• _Entries_

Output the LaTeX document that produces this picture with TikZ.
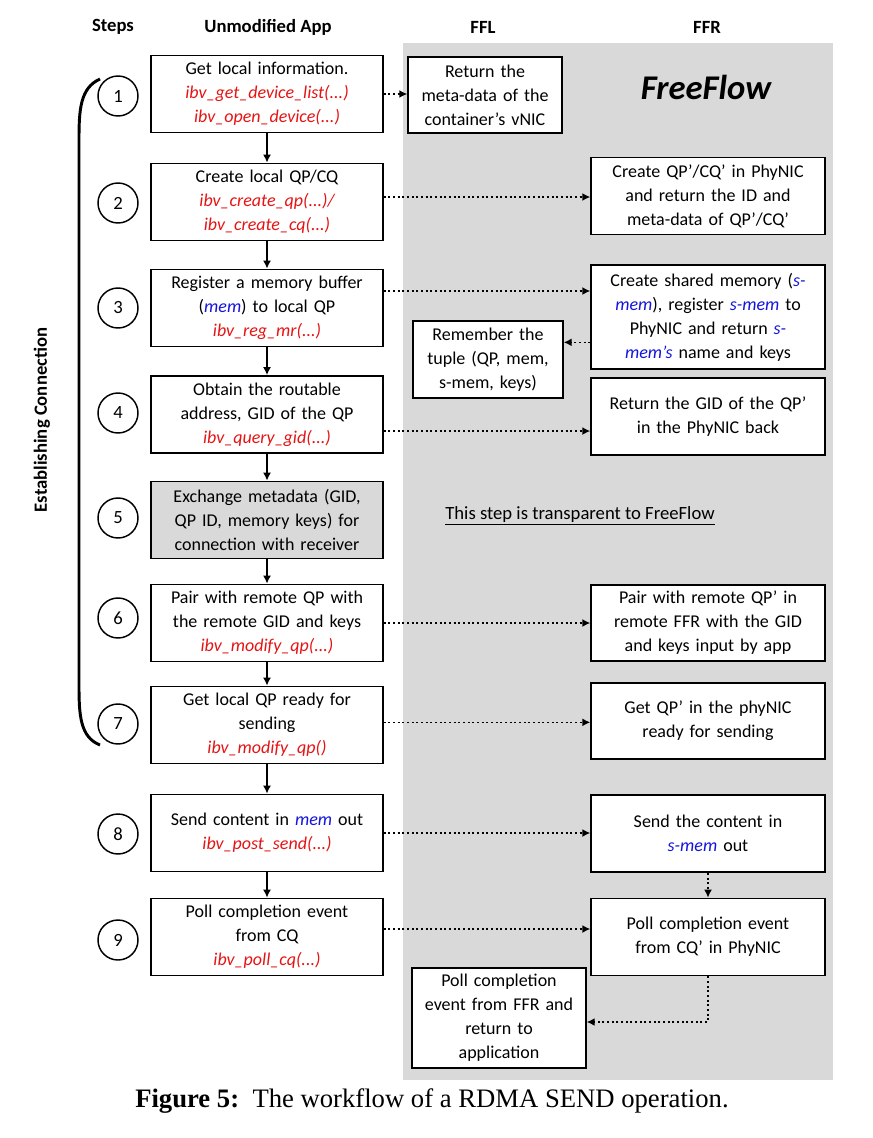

==

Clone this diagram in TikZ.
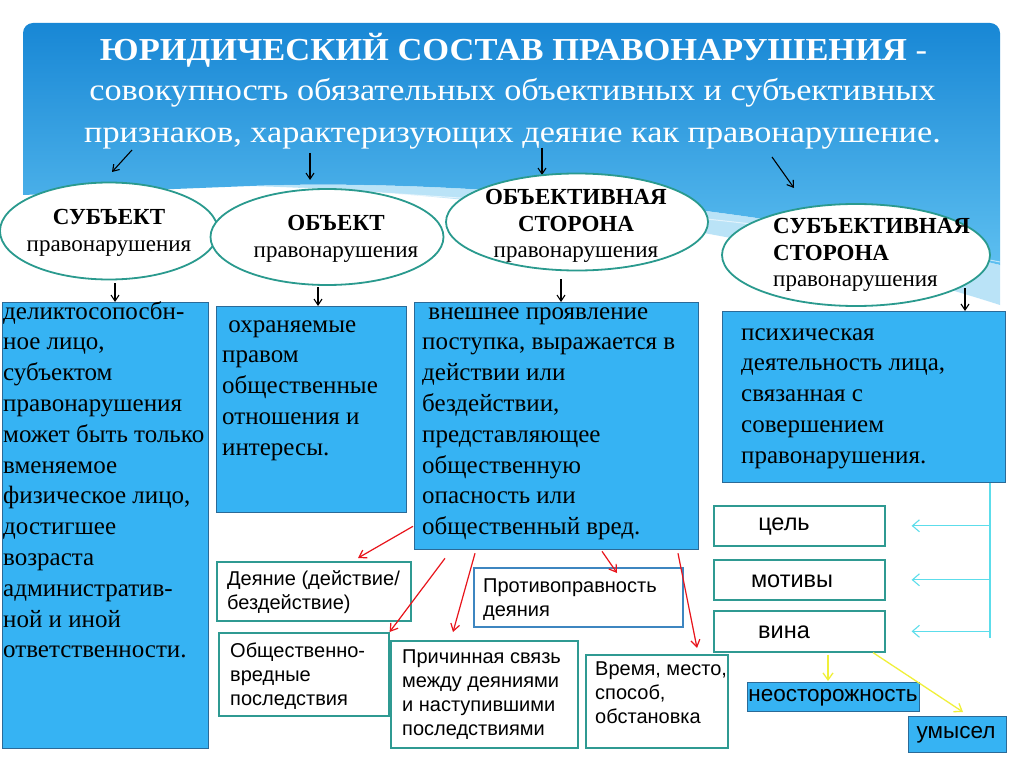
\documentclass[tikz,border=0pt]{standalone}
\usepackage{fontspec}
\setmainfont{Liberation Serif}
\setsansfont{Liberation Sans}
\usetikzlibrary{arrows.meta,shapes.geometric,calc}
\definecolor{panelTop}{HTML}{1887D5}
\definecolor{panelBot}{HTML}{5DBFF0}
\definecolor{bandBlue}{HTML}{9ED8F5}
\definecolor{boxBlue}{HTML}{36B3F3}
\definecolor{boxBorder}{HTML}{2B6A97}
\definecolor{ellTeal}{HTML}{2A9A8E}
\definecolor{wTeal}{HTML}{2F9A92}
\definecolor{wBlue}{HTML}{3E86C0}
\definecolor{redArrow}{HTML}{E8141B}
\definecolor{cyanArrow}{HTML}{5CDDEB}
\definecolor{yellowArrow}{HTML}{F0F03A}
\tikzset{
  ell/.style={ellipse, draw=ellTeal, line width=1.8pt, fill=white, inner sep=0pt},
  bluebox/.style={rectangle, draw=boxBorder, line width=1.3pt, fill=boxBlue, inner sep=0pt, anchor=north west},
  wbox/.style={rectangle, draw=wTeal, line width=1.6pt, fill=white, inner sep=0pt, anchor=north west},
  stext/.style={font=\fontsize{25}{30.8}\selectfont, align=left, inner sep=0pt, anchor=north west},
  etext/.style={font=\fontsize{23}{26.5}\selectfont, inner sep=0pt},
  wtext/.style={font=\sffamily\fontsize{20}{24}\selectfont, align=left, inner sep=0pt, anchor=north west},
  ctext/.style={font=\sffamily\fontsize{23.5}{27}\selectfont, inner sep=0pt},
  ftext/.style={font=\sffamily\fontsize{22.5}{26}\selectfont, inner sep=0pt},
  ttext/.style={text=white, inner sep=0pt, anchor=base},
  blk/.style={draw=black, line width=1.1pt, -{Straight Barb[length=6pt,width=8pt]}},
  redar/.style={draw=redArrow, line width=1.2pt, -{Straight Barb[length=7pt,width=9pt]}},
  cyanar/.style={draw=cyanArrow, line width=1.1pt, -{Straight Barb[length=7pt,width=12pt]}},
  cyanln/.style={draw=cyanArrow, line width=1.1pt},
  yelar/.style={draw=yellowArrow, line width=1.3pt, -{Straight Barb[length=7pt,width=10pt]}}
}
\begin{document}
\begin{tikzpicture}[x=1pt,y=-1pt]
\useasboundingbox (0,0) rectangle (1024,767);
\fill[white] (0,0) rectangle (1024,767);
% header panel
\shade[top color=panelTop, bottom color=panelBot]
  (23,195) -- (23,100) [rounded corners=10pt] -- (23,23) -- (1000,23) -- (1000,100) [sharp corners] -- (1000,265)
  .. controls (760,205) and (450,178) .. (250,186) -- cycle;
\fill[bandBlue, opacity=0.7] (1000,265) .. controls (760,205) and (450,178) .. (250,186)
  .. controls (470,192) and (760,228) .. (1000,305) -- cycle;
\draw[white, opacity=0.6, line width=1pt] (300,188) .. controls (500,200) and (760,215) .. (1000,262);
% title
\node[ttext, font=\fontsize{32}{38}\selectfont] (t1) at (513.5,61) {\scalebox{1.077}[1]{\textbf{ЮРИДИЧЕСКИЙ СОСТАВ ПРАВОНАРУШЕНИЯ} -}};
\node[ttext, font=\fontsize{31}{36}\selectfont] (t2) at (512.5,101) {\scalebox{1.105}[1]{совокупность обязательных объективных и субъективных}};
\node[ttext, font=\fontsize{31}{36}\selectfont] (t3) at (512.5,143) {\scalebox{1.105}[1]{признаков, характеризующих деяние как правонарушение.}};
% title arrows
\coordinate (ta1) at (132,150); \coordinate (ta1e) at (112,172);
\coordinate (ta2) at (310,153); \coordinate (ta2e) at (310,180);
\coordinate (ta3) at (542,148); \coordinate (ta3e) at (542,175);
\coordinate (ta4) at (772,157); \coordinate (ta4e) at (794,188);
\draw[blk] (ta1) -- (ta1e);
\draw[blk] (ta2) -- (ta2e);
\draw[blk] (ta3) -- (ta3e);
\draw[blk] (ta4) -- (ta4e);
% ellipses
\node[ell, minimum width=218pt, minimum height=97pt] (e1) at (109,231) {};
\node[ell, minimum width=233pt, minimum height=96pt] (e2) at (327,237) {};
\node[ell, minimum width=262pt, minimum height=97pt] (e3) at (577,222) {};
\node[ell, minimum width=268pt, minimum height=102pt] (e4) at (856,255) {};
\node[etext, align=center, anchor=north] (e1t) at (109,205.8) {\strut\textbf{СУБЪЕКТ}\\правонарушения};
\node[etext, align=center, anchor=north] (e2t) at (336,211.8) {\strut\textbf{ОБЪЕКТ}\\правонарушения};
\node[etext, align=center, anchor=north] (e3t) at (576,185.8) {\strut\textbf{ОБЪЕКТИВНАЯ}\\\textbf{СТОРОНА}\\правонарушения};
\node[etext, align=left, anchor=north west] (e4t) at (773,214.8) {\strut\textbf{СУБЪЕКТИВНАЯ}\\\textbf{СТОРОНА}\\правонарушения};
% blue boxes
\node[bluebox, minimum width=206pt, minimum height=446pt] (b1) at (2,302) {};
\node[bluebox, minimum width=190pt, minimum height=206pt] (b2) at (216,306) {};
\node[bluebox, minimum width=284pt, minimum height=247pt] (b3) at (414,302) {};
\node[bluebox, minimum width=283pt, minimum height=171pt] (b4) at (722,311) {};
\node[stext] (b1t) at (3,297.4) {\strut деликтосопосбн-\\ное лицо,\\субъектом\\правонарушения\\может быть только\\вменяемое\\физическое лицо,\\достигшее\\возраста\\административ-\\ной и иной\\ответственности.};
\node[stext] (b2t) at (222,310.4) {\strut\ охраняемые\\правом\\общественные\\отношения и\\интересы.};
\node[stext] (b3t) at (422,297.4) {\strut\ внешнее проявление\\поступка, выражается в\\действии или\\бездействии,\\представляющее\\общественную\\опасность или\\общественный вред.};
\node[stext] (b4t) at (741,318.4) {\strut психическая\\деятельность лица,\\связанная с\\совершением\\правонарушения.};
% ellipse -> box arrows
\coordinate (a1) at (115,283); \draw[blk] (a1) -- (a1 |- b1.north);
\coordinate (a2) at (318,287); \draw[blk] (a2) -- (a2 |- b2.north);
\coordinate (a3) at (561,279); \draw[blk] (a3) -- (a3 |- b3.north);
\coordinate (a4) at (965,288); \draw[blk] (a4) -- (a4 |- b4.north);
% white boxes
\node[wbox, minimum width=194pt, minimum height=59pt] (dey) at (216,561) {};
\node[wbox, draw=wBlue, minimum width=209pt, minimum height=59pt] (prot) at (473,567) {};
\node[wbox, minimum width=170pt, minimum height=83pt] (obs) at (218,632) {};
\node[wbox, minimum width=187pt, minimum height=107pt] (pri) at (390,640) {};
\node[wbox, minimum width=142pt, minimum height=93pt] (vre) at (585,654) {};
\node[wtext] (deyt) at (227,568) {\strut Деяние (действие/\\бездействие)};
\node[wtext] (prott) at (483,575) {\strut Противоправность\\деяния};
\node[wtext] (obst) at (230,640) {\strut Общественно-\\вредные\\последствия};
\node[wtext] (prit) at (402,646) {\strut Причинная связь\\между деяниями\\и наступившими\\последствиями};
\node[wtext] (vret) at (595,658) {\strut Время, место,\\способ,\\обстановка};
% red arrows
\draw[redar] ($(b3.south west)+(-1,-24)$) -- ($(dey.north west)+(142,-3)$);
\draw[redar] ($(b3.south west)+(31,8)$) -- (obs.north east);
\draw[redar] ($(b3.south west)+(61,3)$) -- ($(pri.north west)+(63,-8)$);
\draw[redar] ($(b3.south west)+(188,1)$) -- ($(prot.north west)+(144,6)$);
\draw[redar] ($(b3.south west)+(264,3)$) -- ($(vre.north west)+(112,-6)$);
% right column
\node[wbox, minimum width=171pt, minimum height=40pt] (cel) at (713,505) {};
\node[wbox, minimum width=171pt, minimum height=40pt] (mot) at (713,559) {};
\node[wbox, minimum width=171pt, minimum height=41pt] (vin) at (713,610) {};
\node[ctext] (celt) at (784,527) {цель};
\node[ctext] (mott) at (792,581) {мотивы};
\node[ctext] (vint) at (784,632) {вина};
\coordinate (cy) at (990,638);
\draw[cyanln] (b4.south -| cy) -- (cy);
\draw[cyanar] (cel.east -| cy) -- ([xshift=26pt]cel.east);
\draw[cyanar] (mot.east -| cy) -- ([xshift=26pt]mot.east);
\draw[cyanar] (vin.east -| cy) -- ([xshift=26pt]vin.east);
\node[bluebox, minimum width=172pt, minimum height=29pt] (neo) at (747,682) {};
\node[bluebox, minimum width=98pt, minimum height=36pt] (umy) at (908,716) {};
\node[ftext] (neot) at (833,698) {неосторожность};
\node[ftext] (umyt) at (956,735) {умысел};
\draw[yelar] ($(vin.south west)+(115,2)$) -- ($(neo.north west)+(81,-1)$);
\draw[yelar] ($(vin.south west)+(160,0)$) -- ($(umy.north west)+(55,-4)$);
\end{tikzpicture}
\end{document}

---

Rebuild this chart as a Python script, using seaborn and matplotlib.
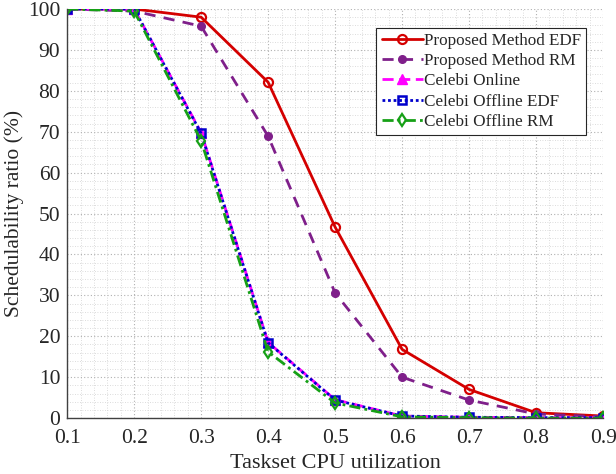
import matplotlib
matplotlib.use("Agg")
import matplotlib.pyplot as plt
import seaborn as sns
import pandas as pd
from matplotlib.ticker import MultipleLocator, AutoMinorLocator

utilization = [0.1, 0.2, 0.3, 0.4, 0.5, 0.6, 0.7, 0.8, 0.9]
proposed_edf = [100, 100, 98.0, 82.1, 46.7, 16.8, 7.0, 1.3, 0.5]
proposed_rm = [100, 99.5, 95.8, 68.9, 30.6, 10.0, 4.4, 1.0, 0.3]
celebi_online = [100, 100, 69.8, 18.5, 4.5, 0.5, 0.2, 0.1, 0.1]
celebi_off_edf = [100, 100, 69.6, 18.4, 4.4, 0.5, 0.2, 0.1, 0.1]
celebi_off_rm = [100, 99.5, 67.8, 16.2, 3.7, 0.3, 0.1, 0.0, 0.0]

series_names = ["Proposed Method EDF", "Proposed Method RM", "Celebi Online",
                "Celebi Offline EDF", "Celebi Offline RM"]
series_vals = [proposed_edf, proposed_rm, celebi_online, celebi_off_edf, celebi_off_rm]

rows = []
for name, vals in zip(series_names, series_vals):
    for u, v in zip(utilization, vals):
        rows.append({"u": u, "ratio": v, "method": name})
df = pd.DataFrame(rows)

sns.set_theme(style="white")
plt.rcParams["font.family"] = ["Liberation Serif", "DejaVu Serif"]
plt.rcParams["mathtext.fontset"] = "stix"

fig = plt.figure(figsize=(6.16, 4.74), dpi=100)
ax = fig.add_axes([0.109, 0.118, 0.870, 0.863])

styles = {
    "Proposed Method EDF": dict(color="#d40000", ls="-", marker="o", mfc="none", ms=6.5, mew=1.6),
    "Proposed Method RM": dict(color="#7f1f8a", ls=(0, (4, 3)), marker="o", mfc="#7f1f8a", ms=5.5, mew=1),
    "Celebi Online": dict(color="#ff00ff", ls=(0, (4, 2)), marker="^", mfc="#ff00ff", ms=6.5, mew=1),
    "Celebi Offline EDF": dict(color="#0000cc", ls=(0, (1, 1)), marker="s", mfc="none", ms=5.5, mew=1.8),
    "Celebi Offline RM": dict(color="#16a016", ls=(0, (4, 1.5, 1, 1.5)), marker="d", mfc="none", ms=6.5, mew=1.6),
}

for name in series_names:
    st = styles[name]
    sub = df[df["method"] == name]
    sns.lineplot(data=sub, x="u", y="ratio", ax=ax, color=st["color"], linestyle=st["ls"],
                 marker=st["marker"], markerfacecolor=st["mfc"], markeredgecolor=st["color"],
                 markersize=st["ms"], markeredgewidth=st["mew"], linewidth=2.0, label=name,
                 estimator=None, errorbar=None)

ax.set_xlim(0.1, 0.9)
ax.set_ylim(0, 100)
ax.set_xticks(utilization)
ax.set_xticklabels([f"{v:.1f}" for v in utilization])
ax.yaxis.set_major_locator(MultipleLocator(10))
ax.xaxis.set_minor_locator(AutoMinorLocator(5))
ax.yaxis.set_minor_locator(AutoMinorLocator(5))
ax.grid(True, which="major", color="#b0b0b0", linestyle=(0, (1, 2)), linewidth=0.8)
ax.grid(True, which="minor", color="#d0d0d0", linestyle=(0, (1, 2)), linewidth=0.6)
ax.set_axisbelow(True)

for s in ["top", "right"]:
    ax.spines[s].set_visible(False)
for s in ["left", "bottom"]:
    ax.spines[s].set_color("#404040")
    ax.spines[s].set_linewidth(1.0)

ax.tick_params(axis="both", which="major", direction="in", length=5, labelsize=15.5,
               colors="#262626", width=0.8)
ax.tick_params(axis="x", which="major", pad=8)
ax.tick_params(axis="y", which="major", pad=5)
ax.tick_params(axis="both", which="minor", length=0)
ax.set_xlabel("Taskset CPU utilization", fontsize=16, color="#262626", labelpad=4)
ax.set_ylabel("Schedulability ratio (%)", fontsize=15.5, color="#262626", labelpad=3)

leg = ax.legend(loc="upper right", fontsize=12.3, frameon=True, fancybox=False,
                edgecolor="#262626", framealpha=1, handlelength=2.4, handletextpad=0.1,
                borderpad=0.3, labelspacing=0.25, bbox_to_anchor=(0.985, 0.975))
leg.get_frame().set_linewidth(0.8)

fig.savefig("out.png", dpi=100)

• _Problem to solve_
Pull out each line containing the word "matplotlib" and copy it.

• _Output below_
Rebuild this chart as a Python script, using seaborn and matplotlib.
import matplotlib
matplotlib.use("Agg")
import matplotlib.pyplot as plt
from matplotlib.ticker import MultipleLocator, AutoMinorLocator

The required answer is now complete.